Actor Russell Johnson’s passing made news headlines this week. Old Russell was 89, and fondly remembered for his three years on that nutty island with that dope, Gilligan, the blustering Skipper and Mr. and Mrs. Thurston Howell III.
In the real world, a man of letters would have lost his mind. If there was any justice, the Professor would have struck up friendships with Mary Ann and the movie star, Ginger. Close friendships, if you know what I mean.
While people remember the Professor building all sorts of inventions to free his friends from group solitude, I remember Mr. Johnson for something else. He was the star of one of the most thoughtful “Twilight Zone” episodes” of all time.
The “Zone” has been praised for decades, and has earned its accolades. Actors such as Robert Redford, James Coburn, Lee Marvin, Elizabeth Montgomery and Carol Burnett worked for Rod Sterling, in stories that often featured twist endings. Now that I think about it, these “Twilight” actors are a vanishing breed. There are not many of them left.
Johnson starred in two episodes, “Execution” — in which he played a professor who experiments with a time machine — and “Back There,” in which he’s a regular guy who participates in a time travel experiment.
“Back There” is the better story. And I always loved that title — kind of a powerful way to describe happenings, events from long past.
In the piece, Johnson and club pals discuss time travel, and if it’s possible to change the past. Old Russell falls into the time stream — Rod was a little flimsy or just a little lazy regarding the scientific explanation — and lands on April 14, 1861. It’s the night President Lincoln will be assassinated, and Johnson’s character desperately tries to find someone who will believe his wild story about what will happen at Ford’s Theatre.
There’s a clever little cameo by John Wilkes Booth, and in the end, Lincoln’s fate is the one everyone remembers. Johnson finds himself back in the present. He hasn’t been able to influence the past, and resumes a new discussion with his friends.
But something has happened! One of the club attendants is now a revered member. He has inherited a fortune, because his grandfather was a Washington policeman who heard the wild assassination story of 1861, and tried to prevent the shooting. He rose in stature; so did his family. So the past has been changed by Russell’s actions after all.

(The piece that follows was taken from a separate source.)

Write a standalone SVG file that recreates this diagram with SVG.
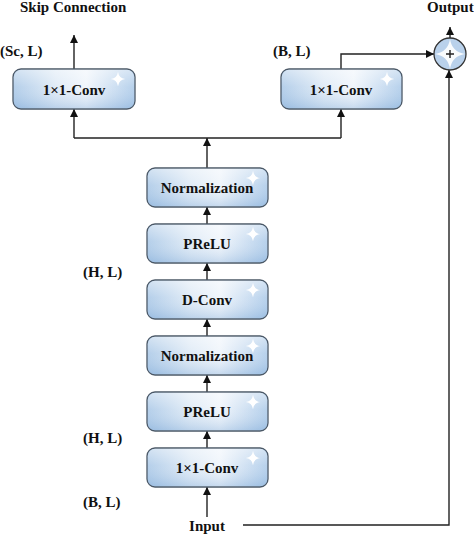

Cue the mournful “Twilight Zone” music and Rod’s closing dire statements.
I just loved this story when I saw it reruns — no way my parents were going to let me stay up late to watch the original 1961 air date. While time travel had been the subject of lots of science-fiction stories before this episode, I had never heard of a story where someone tries to change the past.
Good old Russell Johnson! I’m glad people remember him for “Gilligan’s Island,” and he was a good sport about the whole show the rest of his life. But I hope at least some people check out his work from a more dramatic exercise — a classic piece from “back there.”